[DIRECTIONS FOR THIS TASK] For each line below that contains the string "standalone", copy that line.

Dataset excerpt
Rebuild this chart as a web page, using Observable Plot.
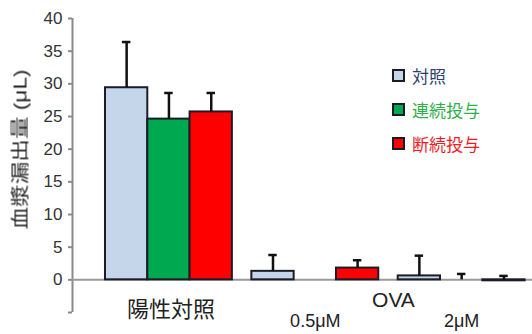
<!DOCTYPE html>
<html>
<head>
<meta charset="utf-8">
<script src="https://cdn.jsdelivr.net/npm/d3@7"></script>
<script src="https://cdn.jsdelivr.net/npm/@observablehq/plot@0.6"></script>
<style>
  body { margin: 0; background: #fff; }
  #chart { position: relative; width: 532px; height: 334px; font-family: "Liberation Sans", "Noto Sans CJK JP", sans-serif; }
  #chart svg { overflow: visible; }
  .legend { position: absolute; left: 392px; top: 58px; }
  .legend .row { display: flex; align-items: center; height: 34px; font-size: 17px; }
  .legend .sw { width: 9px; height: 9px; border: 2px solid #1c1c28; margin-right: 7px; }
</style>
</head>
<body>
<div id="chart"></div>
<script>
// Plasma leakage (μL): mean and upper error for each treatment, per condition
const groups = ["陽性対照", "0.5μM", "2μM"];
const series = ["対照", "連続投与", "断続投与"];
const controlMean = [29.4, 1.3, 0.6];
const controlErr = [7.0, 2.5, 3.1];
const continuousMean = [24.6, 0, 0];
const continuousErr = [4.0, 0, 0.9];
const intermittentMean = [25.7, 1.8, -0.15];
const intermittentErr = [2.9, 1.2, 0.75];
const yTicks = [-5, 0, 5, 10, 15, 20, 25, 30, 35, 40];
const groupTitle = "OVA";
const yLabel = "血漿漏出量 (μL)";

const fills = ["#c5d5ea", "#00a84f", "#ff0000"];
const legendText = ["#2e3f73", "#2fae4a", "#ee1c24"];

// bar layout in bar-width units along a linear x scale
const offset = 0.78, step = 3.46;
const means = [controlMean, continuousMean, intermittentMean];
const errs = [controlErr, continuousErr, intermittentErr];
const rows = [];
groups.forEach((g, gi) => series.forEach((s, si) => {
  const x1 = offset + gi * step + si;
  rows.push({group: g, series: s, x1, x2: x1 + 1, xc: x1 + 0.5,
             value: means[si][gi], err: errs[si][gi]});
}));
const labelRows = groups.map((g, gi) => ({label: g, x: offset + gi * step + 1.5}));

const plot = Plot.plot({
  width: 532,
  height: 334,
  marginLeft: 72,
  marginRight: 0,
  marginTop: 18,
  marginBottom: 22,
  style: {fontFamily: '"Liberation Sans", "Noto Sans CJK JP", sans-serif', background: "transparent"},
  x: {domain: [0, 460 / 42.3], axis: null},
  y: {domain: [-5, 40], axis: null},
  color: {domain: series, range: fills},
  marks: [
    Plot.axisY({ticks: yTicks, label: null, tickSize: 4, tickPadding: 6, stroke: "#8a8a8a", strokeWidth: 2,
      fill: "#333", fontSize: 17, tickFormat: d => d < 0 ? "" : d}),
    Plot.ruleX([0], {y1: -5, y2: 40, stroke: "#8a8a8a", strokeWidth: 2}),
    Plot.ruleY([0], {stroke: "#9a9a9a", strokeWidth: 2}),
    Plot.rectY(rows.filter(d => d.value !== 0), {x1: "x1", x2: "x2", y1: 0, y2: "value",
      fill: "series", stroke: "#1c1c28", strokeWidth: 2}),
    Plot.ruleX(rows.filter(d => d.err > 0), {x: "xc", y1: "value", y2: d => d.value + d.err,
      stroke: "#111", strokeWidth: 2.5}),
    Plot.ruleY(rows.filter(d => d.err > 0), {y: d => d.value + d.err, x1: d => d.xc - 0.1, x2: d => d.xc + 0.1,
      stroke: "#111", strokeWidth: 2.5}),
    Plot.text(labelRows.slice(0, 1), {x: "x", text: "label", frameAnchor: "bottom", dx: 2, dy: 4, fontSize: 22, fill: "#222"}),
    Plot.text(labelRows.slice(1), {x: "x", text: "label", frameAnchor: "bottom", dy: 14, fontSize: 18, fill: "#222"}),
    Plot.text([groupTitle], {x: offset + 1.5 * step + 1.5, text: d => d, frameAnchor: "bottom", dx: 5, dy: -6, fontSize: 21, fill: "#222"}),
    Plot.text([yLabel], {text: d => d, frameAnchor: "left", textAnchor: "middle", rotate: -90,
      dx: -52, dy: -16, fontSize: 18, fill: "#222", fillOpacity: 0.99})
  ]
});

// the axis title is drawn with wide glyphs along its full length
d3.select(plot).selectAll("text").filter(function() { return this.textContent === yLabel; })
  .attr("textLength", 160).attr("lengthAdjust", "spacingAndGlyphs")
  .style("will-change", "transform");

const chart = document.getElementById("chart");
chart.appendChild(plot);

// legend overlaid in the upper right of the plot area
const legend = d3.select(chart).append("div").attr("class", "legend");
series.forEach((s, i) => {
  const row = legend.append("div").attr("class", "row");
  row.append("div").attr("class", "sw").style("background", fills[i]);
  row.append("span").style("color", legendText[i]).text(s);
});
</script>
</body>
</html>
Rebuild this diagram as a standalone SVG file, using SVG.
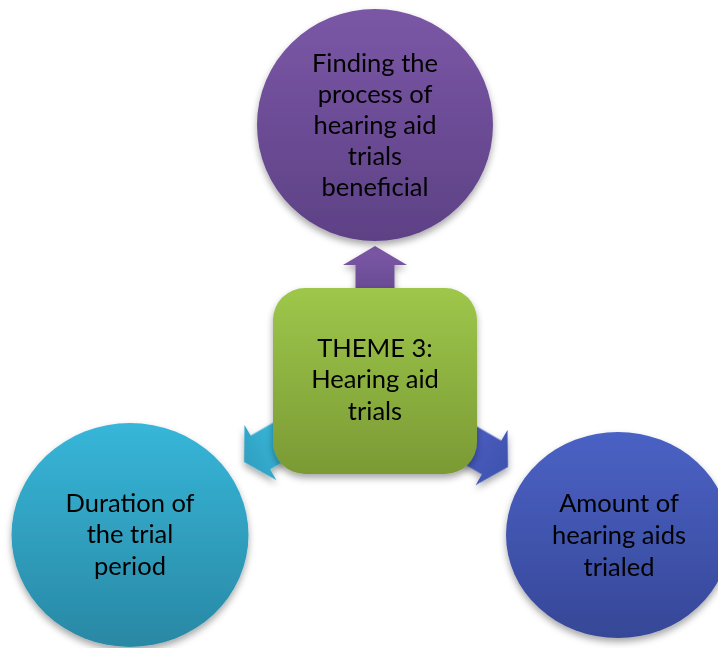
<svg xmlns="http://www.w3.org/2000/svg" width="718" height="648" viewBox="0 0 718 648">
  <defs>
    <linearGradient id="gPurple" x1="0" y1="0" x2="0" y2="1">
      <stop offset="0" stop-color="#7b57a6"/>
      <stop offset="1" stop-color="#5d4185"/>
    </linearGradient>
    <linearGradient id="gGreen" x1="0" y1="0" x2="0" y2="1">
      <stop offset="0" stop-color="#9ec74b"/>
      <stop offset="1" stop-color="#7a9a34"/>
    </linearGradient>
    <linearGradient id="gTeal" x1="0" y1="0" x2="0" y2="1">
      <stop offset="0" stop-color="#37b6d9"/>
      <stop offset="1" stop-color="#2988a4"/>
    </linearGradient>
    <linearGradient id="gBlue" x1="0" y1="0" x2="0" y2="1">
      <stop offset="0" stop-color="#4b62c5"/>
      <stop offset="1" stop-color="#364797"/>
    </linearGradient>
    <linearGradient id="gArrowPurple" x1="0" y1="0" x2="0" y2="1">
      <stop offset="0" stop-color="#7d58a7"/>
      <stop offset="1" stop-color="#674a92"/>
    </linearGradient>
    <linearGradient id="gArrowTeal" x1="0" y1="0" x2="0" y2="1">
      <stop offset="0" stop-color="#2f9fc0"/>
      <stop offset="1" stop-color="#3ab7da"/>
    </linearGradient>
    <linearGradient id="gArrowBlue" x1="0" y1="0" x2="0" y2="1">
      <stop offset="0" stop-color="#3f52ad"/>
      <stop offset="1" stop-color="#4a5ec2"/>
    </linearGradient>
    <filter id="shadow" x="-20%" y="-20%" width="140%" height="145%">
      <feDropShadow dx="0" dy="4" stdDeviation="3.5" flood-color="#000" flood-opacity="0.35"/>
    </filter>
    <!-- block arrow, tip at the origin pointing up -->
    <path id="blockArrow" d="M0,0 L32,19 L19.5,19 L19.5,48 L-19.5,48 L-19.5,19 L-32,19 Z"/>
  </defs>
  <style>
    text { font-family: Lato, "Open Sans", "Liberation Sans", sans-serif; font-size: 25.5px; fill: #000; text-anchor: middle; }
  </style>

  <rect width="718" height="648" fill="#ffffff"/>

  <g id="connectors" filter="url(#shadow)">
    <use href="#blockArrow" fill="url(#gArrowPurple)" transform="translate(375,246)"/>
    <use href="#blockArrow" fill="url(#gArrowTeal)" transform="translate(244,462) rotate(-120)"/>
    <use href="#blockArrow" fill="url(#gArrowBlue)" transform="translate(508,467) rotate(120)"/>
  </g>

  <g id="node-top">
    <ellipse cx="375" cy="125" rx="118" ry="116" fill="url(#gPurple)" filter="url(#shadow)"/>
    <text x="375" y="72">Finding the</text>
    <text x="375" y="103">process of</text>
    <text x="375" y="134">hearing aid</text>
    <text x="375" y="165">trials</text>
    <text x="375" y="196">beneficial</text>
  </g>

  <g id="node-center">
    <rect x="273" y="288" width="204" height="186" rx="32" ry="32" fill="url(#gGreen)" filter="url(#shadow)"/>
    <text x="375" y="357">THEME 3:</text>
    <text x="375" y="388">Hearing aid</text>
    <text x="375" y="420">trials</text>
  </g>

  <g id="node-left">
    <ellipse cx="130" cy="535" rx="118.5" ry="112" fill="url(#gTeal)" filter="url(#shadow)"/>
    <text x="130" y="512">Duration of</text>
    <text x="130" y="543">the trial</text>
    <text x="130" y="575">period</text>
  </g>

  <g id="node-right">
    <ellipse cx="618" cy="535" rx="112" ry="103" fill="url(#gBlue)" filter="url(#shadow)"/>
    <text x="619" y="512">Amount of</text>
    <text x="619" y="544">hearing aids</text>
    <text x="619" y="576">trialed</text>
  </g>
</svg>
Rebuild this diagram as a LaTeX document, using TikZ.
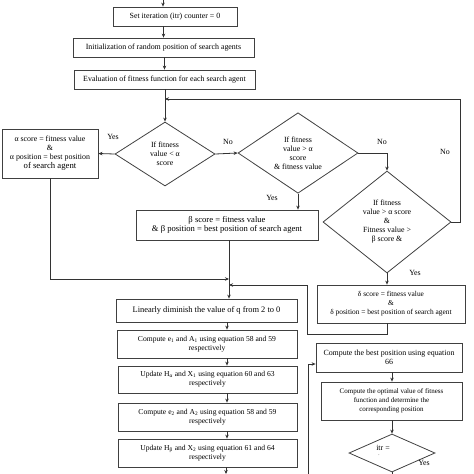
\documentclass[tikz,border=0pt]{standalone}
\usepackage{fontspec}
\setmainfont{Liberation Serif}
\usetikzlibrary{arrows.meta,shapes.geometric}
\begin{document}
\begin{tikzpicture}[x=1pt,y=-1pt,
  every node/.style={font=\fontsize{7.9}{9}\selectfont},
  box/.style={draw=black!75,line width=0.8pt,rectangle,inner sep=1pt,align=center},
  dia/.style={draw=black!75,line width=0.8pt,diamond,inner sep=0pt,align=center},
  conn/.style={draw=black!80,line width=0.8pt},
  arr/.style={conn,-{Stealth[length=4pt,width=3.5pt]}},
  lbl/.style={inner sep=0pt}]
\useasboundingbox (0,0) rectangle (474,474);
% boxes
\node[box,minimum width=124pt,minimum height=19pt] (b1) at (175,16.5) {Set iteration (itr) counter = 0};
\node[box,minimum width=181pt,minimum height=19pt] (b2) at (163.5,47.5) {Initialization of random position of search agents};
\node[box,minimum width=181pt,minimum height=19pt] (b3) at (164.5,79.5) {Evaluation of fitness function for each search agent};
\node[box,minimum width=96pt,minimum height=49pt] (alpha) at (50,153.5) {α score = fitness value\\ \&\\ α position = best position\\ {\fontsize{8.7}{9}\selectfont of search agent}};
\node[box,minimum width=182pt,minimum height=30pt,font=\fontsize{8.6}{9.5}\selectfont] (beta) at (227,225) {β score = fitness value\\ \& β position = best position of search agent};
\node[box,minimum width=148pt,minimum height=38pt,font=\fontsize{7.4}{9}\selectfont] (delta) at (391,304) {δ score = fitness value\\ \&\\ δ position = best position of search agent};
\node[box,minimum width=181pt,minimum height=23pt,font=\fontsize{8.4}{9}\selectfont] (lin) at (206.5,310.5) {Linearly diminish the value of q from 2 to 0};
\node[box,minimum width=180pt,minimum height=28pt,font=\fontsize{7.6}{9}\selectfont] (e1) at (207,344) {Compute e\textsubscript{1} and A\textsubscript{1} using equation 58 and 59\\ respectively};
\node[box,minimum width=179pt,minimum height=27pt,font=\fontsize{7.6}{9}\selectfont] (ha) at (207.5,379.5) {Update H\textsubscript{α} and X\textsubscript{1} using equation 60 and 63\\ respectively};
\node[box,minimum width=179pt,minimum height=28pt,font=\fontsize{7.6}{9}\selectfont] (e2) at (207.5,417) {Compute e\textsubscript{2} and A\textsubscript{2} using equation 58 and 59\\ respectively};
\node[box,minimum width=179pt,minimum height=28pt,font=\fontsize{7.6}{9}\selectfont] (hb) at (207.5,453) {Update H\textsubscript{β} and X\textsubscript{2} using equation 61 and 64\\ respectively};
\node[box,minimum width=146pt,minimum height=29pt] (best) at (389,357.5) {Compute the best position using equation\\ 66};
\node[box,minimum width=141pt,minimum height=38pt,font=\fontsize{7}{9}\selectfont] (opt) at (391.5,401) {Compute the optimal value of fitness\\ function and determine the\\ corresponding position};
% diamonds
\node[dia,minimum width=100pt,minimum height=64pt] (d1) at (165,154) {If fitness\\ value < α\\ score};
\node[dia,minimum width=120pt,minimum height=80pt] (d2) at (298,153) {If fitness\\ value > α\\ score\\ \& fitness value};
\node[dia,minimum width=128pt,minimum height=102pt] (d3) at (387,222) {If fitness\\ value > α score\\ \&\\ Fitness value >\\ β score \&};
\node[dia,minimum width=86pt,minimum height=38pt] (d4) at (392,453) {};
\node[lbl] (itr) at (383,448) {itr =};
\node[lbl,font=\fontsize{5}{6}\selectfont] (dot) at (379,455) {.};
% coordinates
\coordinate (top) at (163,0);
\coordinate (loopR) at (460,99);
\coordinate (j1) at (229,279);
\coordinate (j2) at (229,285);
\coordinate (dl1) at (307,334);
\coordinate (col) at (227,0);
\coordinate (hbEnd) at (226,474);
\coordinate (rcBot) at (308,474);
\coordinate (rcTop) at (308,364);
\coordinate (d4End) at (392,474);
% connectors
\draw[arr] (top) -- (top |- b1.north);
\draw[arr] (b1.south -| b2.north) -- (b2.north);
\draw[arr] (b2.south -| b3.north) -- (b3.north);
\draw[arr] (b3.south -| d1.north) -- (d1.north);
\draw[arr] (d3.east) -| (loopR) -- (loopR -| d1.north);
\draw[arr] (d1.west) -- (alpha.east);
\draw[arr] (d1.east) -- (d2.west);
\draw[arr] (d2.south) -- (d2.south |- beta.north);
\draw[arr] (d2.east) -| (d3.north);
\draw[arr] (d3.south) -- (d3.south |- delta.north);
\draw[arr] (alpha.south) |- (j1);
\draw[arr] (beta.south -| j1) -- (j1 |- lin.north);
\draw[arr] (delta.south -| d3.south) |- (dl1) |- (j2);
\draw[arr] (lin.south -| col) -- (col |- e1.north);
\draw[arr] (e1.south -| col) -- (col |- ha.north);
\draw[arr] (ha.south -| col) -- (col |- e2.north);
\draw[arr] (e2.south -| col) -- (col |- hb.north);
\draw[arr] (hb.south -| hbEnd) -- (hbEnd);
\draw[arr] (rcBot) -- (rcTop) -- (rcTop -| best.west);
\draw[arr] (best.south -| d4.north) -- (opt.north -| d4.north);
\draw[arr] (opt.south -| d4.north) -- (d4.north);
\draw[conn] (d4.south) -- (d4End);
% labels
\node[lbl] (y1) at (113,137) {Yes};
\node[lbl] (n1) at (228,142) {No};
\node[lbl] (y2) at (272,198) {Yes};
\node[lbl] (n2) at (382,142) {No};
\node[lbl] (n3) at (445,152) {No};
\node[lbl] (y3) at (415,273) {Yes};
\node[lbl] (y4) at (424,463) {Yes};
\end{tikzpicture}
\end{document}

[ANSWER TO THE PROBLEM]
Rebuild this diagram as a standalone SVG file, using SVG.
\documentclass[tikz,border=0pt]{standalone}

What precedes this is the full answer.